With the new bank charges in Nigeria officially in full swing in March 2026, it is more important for you to understand where your money is going.

The Central Bank of Nigeria (CBN) and the Federal Government have introduced different updates aimed at digitising the economy and increasing non-oil revenue.

Let’s examine everything you need to know about the current banking fees, withdrawal limits, and tax updates in simple terms.

Senders now pay the N50 stamp duty

The sender is the one who pays – this policy for Electronic Money Transfer Levy (EMTL), which has now been rebranded as Stamp Duty under the Nigeria Tax Act, is one of the most common changes this year.

In the past, if someone sent you N10,000 or N20,000, the bank would deduct N50 from your account (the receiver). The narrative has changed now, as of January 2026.

It’s the person sending the money who now bears the cost. This, however, only applies to transfers of N10,000 and above.

Still on the new bank charges in Nigeria 2026, it’s also worthy of note that transfers below N10,000, salary payments, and intra-bank transfers (sending money between two accounts you own in the same bank) are exempt from this charge.

According to reports from TechCabal, this change pretty much means that a N50,000 transfer that used to cost you only the bank’s transfer fees could now cost you up to N100 because you are taking on the stamp duty.

New cash withdrawal limits and fees

The CBN is pushing harder for a cashless policy in Nigeria. If you prefer carrying cash, there are strict boundaries that are to take effect from March 2026.

As an individual, you can withdraw up to N500,000 per week across all channels, such as ATM, Point Of Sale (POS), and Over-the-Counter.

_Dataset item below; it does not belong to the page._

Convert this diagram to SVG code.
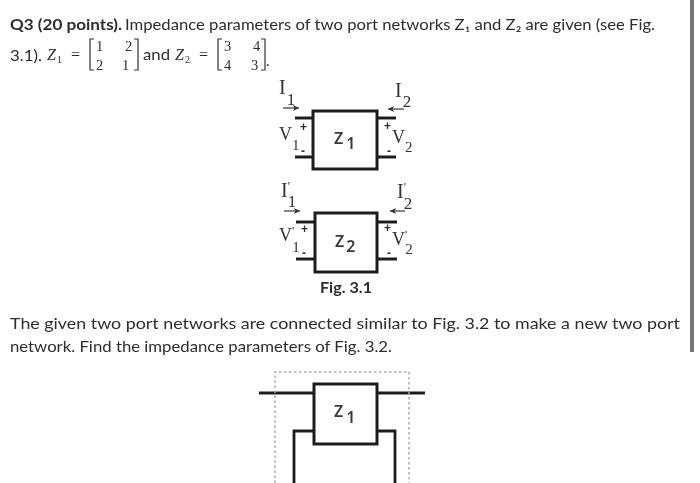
<svg xmlns="http://www.w3.org/2000/svg" width="700" height="483" viewBox="0 0 700 483">
<defs>
<marker id="arr" markerWidth="8" markerHeight="8" refX="6" refY="4" orient="auto" markerUnits="userSpaceOnUse"><path d="M0,1 L6,4 L0,7 L1.500,4 Z" fill="#333"/></marker>
<filter id="soft" x="-5%" y="-5%" width="110%" height="110%"><feGaussianBlur stdDeviation="0.5"/></filter>
</defs>
<style>
text{font-family:"Lato","Liberation Sans",sans-serif;fill:#2e2e2e;font-size:15px}
.b{font-weight:700}
.m{font-family:"Liberation Serif",serif;font-style:italic;font-size:16px}
.sub{font-family:"Liberation Serif",serif;font-style:normal;font-size:10px}
.n{font-family:"Liberation Serif",serif;font-size:14.500px}
.e{font-family:"Liberation Serif",serif;font-size:16px}
.l{font-family:"Liberation Serif",serif;font-size:20px;fill:#333}
.l tspan{font-size:17px}
.v{font-size:18px}
.v tspan{font-size:15px}
.z{font-family:"Noto Sans",sans-serif;font-size:16px;font-weight:600;fill:#3a3a3a}
.z tspan{font-size:16px}
.p{font-size:12px;font-weight:700;font-family:"Liberation Sans",sans-serif}
.w{fill:none;stroke:#1e1e1e;stroke-width:2.800}
.box{fill:#fff;stroke:#1e1e1e;stroke-width:3}
.br{fill:none;stroke:#333;stroke-width:1.200}
.a{fill:none;stroke:#444;stroke-width:1.300;marker-end:url(#arr)}
</style>
<rect width="700" height="483" fill="#fff"/>
<g filter="url(#soft)">
<rect id="page-edge" x="690" y="0" width="4" height="352" fill="#777"/>
<g id="question">
<text class="b" x="10" y="30" textLength="112" lengthAdjust="spacingAndGlyphs">Q3 (20 points).</text>
<text x="125" y="30" textLength="530" lengthAdjust="spacingAndGlyphs">Impedance parameters of two port networks Z₁ and Z₂ are given (see Fig.</text>
<text x="10" y="61" textLength="32" lengthAdjust="spacingAndGlyphs">3.1).</text>
<text class="m" x="47" y="60">Z<tspan class="sub" dy="3" dx="1">1</tspan></text>
<text class="e" x="71" y="60">=</text>
<path class="br" d="M94,39 H90 V70 H94 M134,39 H138 V70 H134"/>
<text class="n" x="96" y="51">1</text><text class="n" x="125" y="51">2</text>
<text class="n" x="96" y="70">2</text><text class="n" x="122" y="70">1</text>
<text x="143" y="60" textLength="27" lengthAdjust="spacingAndGlyphs">and</text>
<text class="m" x="175" y="60">Z<tspan class="sub" dy="3" dx="1">2</tspan></text>
<text class="e" x="199" y="60">=</text>
<path class="br" d="M222,39 H218 V70 H222 M261,39 H265 V70 H261"/>
<text class="n" x="224" y="51">3</text><text class="n" x="253" y="51">4</text>
<text class="n" x="224" y="70">4</text><text class="n" x="251" y="70">3</text>
<text x="266" y="66">.</text>
</g>
<g id="connectors">
<path class="w" d="M295,118 H313 M295,157 H313 M377,118 H396 M377,157 H396"/>
<path class="w" d="M296,222 H315 M296,259 H315 M377,222 H397 M377,259 H397"/>
<path class="w" d="M259,393 H425 M314,431 H294 V483 M377,431 H395 V483"/>
<path class="a" d="M283,108 H299"/><path class="a" d="M404,109 H388"/>
<path class="a" d="M284,211 H300"/><path class="a" d="M405,211 H390"/>
</g>
<g id="z1-top">
<rect class="box" x="313" y="111" width="64" height="58"/>
<text class="z" x="334" y="144">Z<tspan dy="5" dx="3">1</tspan></text>
</g>
<g id="z2-top">
<rect class="box" x="315" y="213" width="62" height="59"/>
<text class="z" x="335" y="247">Z<tspan dy="5" dx="2">2</tspan></text>
</g>
<g id="z1-labels">
<text class="l" x="279" y="94">I<tspan dy="11" dx="1">1</tspan></text>
<text class="l" x="395" y="97">I<tspan dy="10" dx="1">2</tspan></text>
<text class="l v" x="279" y="140">V<tspan dy="10">1</tspan></text>
<text class="p" x="300" y="131">+</text><text class="p" x="301" y="155">-</text>
<text class="l v" x="392" y="143">V<tspan dy="9">2</tspan></text>
<text class="p" x="384" y="130">+</text><text class="p" x="387" y="155">-</text>
</g>
<g id="z2-labels">
<text class="l" x="281" y="197">I<tspan dy="-7" style="font-size:12px">'</tspan><tspan dy="17" dx="-2">1</tspan></text>
<text class="l" x="397" y="198">I<tspan dy="-7" style="font-size:12px">'</tspan><tspan dy="18" dx="-2">2</tspan></text>
<text class="l v" x="279" y="241">V<tspan dy="-6" style="font-size:12px">'</tspan><tspan dy="17" dx="-2">1</tspan></text>
<text class="p" x="301" y="233">+</text><text class="p" x="302" y="257">-</text>
<text class="l v" x="392" y="245">V<tspan dy="-6" style="font-size:12px">'</tspan><tspan dy="15" dx="-2">2</tspan></text>
<text class="p" x="384" y="232">+</text><text class="p" x="387" y="257">-</text>
</g>
<text id="fig31" class="b" x="320" y="293" textLength="52" lengthAdjust="spacingAndGlyphs">Fig. 3.1</text>
<g id="task">
<text x="10" y="329" textLength="670" lengthAdjust="spacingAndGlyphs">The given two port networks are connected similar to Fig. 3.2 to make a new two port</text>
<text x="10" y="352" textLength="382" lengthAdjust="spacingAndGlyphs">network. Find the impedance parameters of Fig. 3.2.</text>
</g>
<path id="dotted-frame" d="M275,483 V372 H409 V483" fill="none" stroke="#aaa" stroke-width="1.500" stroke-dasharray="2.500 2.500"/>
<g id="z1-bottom">
<rect class="box" x="314" y="384" width="63" height="60"/>
<text class="z" x="334" y="417">Z<tspan dy="6" dx="3">1</tspan></text>
</g>
</g>
</svg>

For businesses, the limit is N5,000,000 per week.

What happens if you go over the limit? What’s the penalty?

You will be charged a fee, a “processing fee” on the extra amount.

Individuals: 3% on the excess amount.

Businesses: 5% on the excess.

Let’s take this example of the new bank charges in Nigeria 2026:

If you withdraw N600,000 in a week as an individual, you will pay 3% on the extra N100,000, which equates to a N3,000 charge.

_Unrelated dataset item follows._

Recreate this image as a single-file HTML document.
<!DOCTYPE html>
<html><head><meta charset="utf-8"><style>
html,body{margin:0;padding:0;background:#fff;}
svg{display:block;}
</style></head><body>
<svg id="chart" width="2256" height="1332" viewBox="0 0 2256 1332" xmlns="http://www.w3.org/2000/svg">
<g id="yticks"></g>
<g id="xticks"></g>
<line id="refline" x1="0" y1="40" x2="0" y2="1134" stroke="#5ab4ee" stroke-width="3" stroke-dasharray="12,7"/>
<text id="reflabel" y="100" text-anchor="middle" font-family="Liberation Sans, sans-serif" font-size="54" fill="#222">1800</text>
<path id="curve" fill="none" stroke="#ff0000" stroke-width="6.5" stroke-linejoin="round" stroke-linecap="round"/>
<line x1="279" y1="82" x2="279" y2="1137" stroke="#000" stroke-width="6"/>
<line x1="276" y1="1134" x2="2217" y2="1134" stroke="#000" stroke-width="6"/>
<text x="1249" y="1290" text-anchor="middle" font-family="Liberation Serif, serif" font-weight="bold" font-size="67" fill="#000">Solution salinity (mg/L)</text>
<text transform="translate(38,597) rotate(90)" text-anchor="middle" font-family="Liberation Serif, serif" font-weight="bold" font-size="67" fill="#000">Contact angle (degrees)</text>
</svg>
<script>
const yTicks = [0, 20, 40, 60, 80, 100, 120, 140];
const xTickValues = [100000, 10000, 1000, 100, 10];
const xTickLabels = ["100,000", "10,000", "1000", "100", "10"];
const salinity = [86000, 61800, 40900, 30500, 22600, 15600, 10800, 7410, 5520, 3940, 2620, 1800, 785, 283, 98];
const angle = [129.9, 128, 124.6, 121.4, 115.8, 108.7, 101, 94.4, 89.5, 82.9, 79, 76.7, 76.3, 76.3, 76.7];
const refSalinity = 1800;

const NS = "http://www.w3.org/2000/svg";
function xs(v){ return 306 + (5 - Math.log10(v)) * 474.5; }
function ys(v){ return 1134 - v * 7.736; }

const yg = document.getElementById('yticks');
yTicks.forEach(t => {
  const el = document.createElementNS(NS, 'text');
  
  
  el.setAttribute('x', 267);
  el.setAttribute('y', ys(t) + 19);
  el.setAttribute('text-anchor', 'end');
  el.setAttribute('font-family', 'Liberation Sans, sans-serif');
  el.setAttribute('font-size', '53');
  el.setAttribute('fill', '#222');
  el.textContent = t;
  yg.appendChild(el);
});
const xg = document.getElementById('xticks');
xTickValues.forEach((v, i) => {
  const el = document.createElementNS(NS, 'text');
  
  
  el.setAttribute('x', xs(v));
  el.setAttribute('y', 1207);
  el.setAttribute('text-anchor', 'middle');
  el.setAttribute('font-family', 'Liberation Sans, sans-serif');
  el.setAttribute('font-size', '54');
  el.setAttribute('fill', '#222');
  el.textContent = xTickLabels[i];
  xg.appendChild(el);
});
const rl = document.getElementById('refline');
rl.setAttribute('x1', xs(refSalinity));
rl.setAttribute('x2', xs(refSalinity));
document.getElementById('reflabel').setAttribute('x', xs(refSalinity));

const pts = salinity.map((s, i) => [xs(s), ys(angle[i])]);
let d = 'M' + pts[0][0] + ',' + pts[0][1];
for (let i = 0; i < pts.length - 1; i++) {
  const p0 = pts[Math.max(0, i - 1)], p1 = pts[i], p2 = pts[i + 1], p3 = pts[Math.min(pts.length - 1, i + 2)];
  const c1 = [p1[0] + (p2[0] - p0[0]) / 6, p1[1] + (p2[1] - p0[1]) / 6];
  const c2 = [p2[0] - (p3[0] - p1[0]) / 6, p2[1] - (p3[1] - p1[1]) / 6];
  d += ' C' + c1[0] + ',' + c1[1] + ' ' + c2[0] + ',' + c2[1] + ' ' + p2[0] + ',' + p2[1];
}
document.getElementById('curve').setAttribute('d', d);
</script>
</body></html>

These charges, however, are cumulative. This means that the bank tracks your total withdrawals across all your accounts.

The cybersecurity levy

After much debate in previous years, the Cybersecurity Levy is active in 2026, though at a much lower rate than people have feared.

Instead of the 0.5% that was initially proposed, the rate was adjusted to 0.005% of the transaction value.

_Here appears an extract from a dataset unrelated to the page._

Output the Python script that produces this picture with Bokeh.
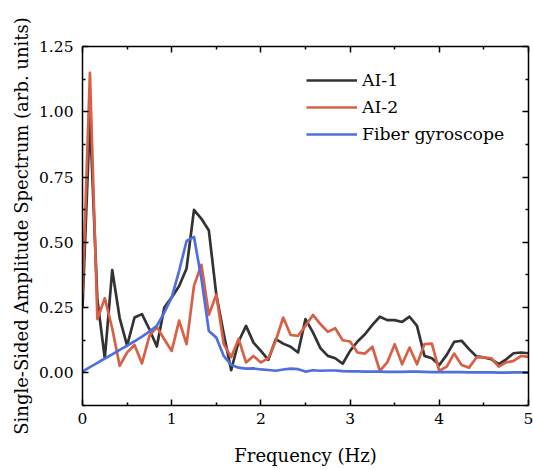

The amount of truth is small, tiny for a N100,000 transfer; the levy is N5. However, it is applied to almost all electronic transactions.

Where does the money go? It goes into a National Cybersecurity Fund to help protect the country’s digital infrastructure from hackers and fraud.

VAT on bank service fee

Earlier in 2027, the government mandated a 7.5% Value Added Tax (VAT) on the service fees the bank charges you.

It is important to be clear that the government is not taking 7.5% of your total transfer. They are taking 7.5% of the fee the bank charges you.

So, if your bank charges you N25 for sending money, the VAT going to the government is 7.5% of that N25 (about N1.875).

Also note that this applies to card maintenance, hardware token costs, and SMS alerts too.

ATM and card maintenance fees

Many digital Fintech banks offer free cards; however, traditional commercial banks in 2026 still follow the CBN pricing guide.

Conclusively, the new bank charges in Nigeria 2026 show a country that is trying to balance its budget while moving toward a digital future.

Additionally, the CBN, according to a Tribune Online report, has recently issued new directives affecting the Bank Verification Number (BVN), instant payment services, and the handling of dormant bank accounts.

The directives were contained in three circulars released by the apex bank on March 12, 2026, and sent to banks, other financial institutions and payment service providers operating in the country.

In one of the circulars, the CBN outlined new operational rules for instant payment services as part of efforts to protect customers and reduce cases of electronic fraud.

Under the directive, all financial institutions offering instant payment services must allow customers to voluntarily opt out of the service.

Customers will be able to switch off the instant transfer feature on their accounts for a chosen period. Once the option is activated, the account holder will not be able to send money electronically through instant transfers to other accounts.